We need stories in order to examine ourselves, to look at things that are complicated and painful. We also need stories to not feel alone. How many times have you read a book made amazing not least because you are relieved to see yourself, your perspective, your experiences, those ideas you worried only you had?

We need stories for a sense of community, for connection. And similes. Lots of similes. What’s better than a simile?

7. What was an early experience where you learned that language had power?
I worked out very early that the language of sex had tremendous power to make people uncomfortable. I remember reading Where Did I Come From? by Peter Mayle maybe at age eight—its loving, clear, and body positive descriptions of how sex works, and then trying to explain my delight to other people, especially adults. My immediate family were really positive, but everyone else was appalled. I think it was about then I got determined to write just as lovingly and unapologetically about sex as Mayle! People are still wriggly seeing sex—especially female desire—on the page. I was doing a live reading the other day and kept slipping on the word “clitoris” not because I was bothered, but because I could see other people wincing!

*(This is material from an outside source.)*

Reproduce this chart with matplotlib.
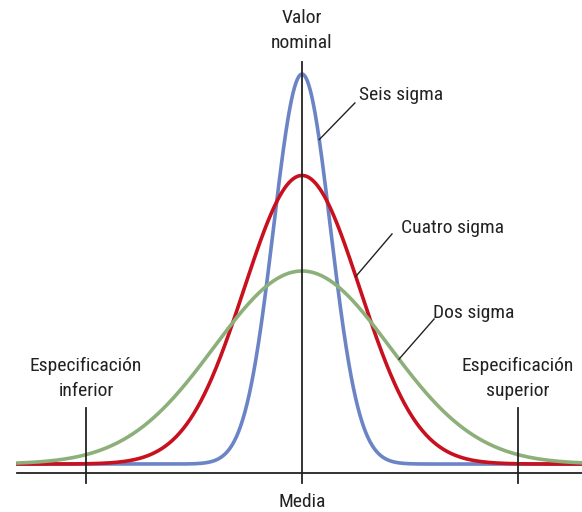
import numpy as np
import matplotlib.pyplot as plt

# datos de las curvas (unidades arbitrarias, media = 0)
nombres = ['Seis sigma', 'Cuatro sigma', 'Dos sigma']
sigmas = [0.79, 1.61, 2.44]
alturas = [1.0, 0.74, 0.495]
colores = ['#6b84c6', '#c8101e', '#8db07a']
lim_espec = [-6.0, 6.0]

fuente = ['Roboto Condensed', 'Liberation Sans Narrow', 'Roboto', 'DejaVu Sans']
plt.rcParams['font.family'] = fuente

fig = plt.figure(figsize=(5.82, 5.12), dpi=100)
ax = fig.add_axes([0, 0, 1, 1])
ax.set_xlim(-8.389, 7.778)
ax.set_ylim(-0.123, 1.19)
ax.axis('off')

x = np.linspace(-7.94, 7.78, 800)
for s, h, c in zip(sigmas, alturas, colores):
    ax.plot(x, h * np.exp(-0.5 * (x / s) ** 2), color=c, lw=2.6, solid_capstyle='butt')

# eje y lineas de referencia
ax.plot([-7.92, 7.78], [-0.023, -0.023], color='#222222', lw=1.3)
ax.plot([0, 0], [-0.049, 1.031], color='#222222', lw=1.3)
for xe in lim_espec:
    ax.plot([xe, xe], [-0.049, 0.144], color='#222222', lw=1.3)

fs = 14
kw = dict(fontsize=fs, color='#222222', ha='center', va='center')
ax.text(0, 1.144, 'Valor', **kw)
ax.text(0, 1.080, 'nominal', **kw)
ax.text(0, -0.097, 'Media', **kw)
ax.text(lim_espec[0], 0.251, 'Especificación', **kw)
ax.text(lim_espec[0], 0.187, 'inferior', **kw)
ax.text(lim_espec[1], 0.251, 'Especificación', **kw)
ax.text(lim_espec[1], 0.187, 'superior', **kw)

# etiquetas con lineas guia
etiq = [(1.58, 0.947, 1.47, 0.926, 0.832), (2.75, 0.605, 2.50, 0.590, 0.481),
        (3.63, 0.387, 3.67, 0.372, 0.269)]
for (xt, yt, x0, y0, y1), n, s, h in zip(etiq, nombres, sigmas, alturas):
    x1 = s * np.sqrt(-2 * np.log(y1 / h))
    ax.plot([x0, x1], [y0, y1], color='#222222', lw=1.0)
    ax.text(xt, yt, n, fontsize=fs, color='#222222', ha='left', va='center')

fig.savefig('out.png', dpi=100)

Popisho book cover8. Popisho is an expansive story about food, family, politics, and love, drawing on the tradition of magical realism to combine fantastical elements with real, emotional stakes. What can magic teach us about reality?
Magic illuminates and amplifies reality. I use it as a way to punctuate, bring attention to, have fun with, satirize the reality of relationships and the complexity of social dynamics. Everyone in Popisho has a magical ability or “cors” that they are born with, and a whole organization of “obeah women” whose job it is to identify the magic and help them find mentors to enjoy it and use it well. Many are inspired by their own magic, but still others create hierarchies, use it to make money, or are disadvantaged socially because their cors is judged as small or useless. People get put into boxes or limited.

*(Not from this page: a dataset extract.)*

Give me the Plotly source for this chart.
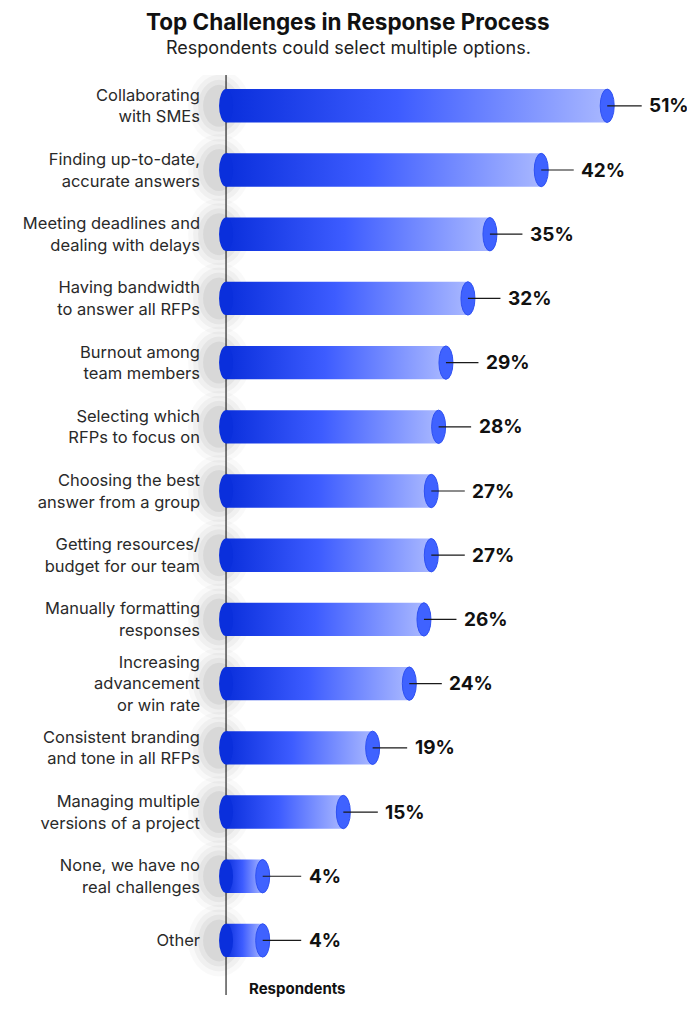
import plotly.graph_objects as go

# Survey data (percent of respondents)
challenges = [
    'Collaborating<br>with SMEs',
    'Finding up-to-date,<br>accurate answers',
    'Meeting deadlines and<br>dealing with delays',
    'Having bandwidth<br>to answer all RFPs',
    'Burnout among<br>team members',
    'Selecting which<br>RFPs to focus on',
    'Choosing the best<br>answer from a group',
    'Getting resources/<br>budget for our team',
    'Manually formatting<br>responses',
    'Increasing<br>advancement<br>or win rate',
    'Consistent branding<br>and tone in all RFPs',
    'Managing multiple<br>versions of a project',
    'None, we have no<br>real challenges',
    'Other',
]
percent = [51, 42, 35, 32, 29, 28, 27, 27, 26, 24, 19, 15, 4, 4]

FONT = 'Inter, Lato, sans-serif'
DARK = '#0A2FDC'
CAP = '#3F62FF'
BASE = -1     # bars start just left of zero (cylinder look)
HALF = 0.26   # half bar thickness in category units

# plot area in figure pixels (the page adds an 8px body margin)
L, T, B = 177, 67, 37
PW, PH = 695 - L, 1024 - T - B
PX_PER_PCT = 7.33
X0 = -6.6

fig = go.Figure()
shapes = []
annotations = []

for i, (name, val) in enumerate(zip(challenges, percent)):
    # cylinder body with horizontal gradient
    fig.add_trace(go.Scatter(
        x=[BASE, val, val, BASE, BASE],
        y=[i - HALF, i - HALF, i + HALF, i + HALF, i - HALF],
        mode='lines', line=dict(width=0),
        fill='toself',
        fillgradient=dict(type='horizontal',
                          colorscale=[[0, DARK], [0.45, '#3D5CFF'], [1, '#A8B7FF']]),
        hoverinfo='skip', showlegend=False,
    ))
    # soft shadow behind the left end
    for r, op in [(36, 0.025), (31, 0.035), (26, 0.045), (21, 0.055)]:
        shapes.append(dict(type='circle', layer='below', xref='x', yref='y',
                           xsizemode='pixel', ysizemode='pixel',
                           xanchor=BASE, yanchor=i,
                           x0=-r - 2, x1=r - 12, y0=-r, y1=r,
                           fillcolor='#000000', opacity=op, line=dict(width=0)))
    # left rounded end
    shapes.append(dict(type='circle', layer='above', xref='x', yref='y',
                       xsizemode='pixel', xanchor=BASE,
                       x0=-7, x1=7, y0=i - HALF, y1=i + HALF,
                       fillcolor=DARK, line=dict(width=0)))
    # right cap (cylinder top)
    shapes.append(dict(type='circle', layer='above', xref='x', yref='y',
                       xsizemode='pixel', xanchor=val,
                       x0=-7, x1=7, y0=i - HALF, y1=i + HALF,
                       fillcolor=CAP, line=dict(color='#2E50F2', width=1)))
    # value label with leader line
    annotations.append(dict(x=val, y=i, xref='x', yref='y',
                            text='<b>%d%%</b>' % val,
                            showarrow=True, arrowhead=0, arrowwidth=1.2,
                            arrowcolor='#1a1a1a', ax=62, ay=0, borderpad=7,
                            font=dict(family=FONT, size=19, color='#111111')))

# vertical axis line
shapes.append(dict(type='line', layer='below', xref='x', yref='paper',
                   x0=BASE, x1=BASE, y0=0, y1=1,
                   line=dict(color='#555555', width=1.5)))

annotations += [
    dict(text='<b>Top Challenges in Response Process</b>', xref='paper', yref='paper',
         x=(340 - L) / PW, y=1 + (T - 14) / PH, xanchor='center', yanchor='middle',
         showarrow=False, font=dict(family=FONT, size=22.5, color='#111111')),
    dict(text='Respondents could select multiple options.', xref='paper', yref='paper',
         x=(340 - L) / PW, y=1 + (T - 40) / PH, xanchor='center', yanchor='middle',
         showarrow=False, font=dict(family=FONT, size=18, color='#222222')),
    dict(text='<b>Respondents</b>', xref='paper', yref='paper',
         x=(289 - L) / PW, y=7 / PH, xanchor='center', yanchor='middle',
         showarrow=False, font=dict(family=FONT, size=15, color='#111111')),
]

fig.update_layout(
    width=695, height=1024,
    margin=dict(l=L, r=0, t=T, b=B),
    paper_bgcolor='white', plot_bgcolor='white',
    shapes=shapes, annotations=annotations,
    showlegend=False,
)
fig.update_xaxes(range=[X0, X0 + PW / PX_PER_PCT], visible=False, fixedrange=True)
fig.update_yaxes(range=[13.85, -0.48], tickvals=list(range(len(challenges))),
                 ticktext=challenges, showgrid=False, zeroline=False,
                 ticks='', ticklabelstandoff=-16,
                 tickfont=dict(family=FONT, size=16.5, color='#2a2a2a'))

fig.write_html('out.html')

Additionally, cors is given by the gods as a gift, and so, you can’t exactly ignore it or toss it away because it’s part of a religious duty! This is just one example of the ways that magic realism can encourage us to think about the ways our human community works—or doesn’t. We come to Popisho on a day when the very earth is restless and causing strange things to happen—a collective dreaming, a sudden plague of physalis fruit. It’s the land’s reaction to the increasing threat of capitalism as the magic is beginning to be sold for profit.

9. Which aspect of this story did you develop first: the plot, the setting, or the characters? How did you approach worldbuilding?
The first thing that comes to me wanting to explore and express a big feeling—it was madness and the effect of sexual assault in my other two novels—in Popisho, it’s addiction and the different flavors of love. Characters come next, as a vehicle for the emotion. They talk to me, and I genuinely feel like I know them, that they are somebody real. The male protagonist, a famous chef called Xavier, drove me mad. He would NOT talk to me. Then I realized that he’s actually very private. As soon as that occurred to me, I knew how to talk to him respectfully, and he began to tell me more about his longings and feelings and mistakes.


“Magic illuminates and amplifies reality. I use it as a way to punctuate, bring attention to, have fun with, satirize the reality of relationships and the complexity of social dynamics.”


Anise, who is a healer, a woman who has ironically suffered four miscarriages, is so tangled up and confused about what’s going on with her. It took some time to sit down with her and work out that even more than Xavier—who is the love of her life—she needs her girlfriends to help her face and heal a lot of pain. Character creates plot for me—the other way vaguely horrifies me. You risk contrivance and coincidence and superficial characterization if you create characters only to serve a plot. But everyone does this writing thing differently.

It took me a long time to work out the primary and most important constraints—that the novel would cover a whole day, but with nested flashbacks for context, and that all four protagonists are journeying across the archipelago. For novel number four, I will work out timeframe immediately!

The worldbuilding was the easiest and perhaps most organic task. I opted to go very light on research and to create my own rules, history, mythology, culture, music, simply grabbing at ideas that amused me. Parts of Caribbean culture; the language of Jamaica, but twisted or discarded at whim; the mischief of the multiple Greek god pantheon; the songs are often a yearlong because of a lyric in a Prince track. I let myself be free and amused. Although I did read a lot of books about food and being a chef, and watched a lot of cookery shows. I also visited the Isles of Scilly several times, an archipelago in the Gulf Stream off the coast of England, in order to walk across it—like my characters are traveling back and forth across this fictional archipelago.

10. Was the novel’s titular setting, the archipelago of Popisho, named after the Jamaican patois term “poppy show?” My family is Jamaican, so the similarity immediately stuck out to me; however, other readers who are unfamiliar with patois might not notice. How do you approach writing work that will resonate with those who share your cultural background as well as those who do not?
Yes, that is the etymology of the U.S. title and the collective name of the islands. The entire novel is stuffed with Jamaican in-jokes for those in the know. It is also designed to work just fine if you don’t recognize those cultural reference points, because Popisho is at the same time for everyone and specifically for Jamaicans. I’m not worried about some people not getting that layer—the book is about love and addiction and duty and community, and that’s a lot to be getting on with, happily. Not everything is for you.


Leone Ross is a fiction writer and academic. She was born in England and grew up in Jamaica. Her first novel, All the Blood Is Red, was longlisted for the Orange Prize for Fiction, and her second novel, Orange Laughter, was chosen as a BBC Radio 4’s Woman’s Hour Watershed Fiction favorite. Her first short story collection, Come Let Us Sing Anyway, was nominated for the Edge Hill Short Story Prize and Jhalak Prize. Ross has taught creative writing in London for 20 years and worked as journalist throughout the ’90s. She lives in London, but intends to retire near water.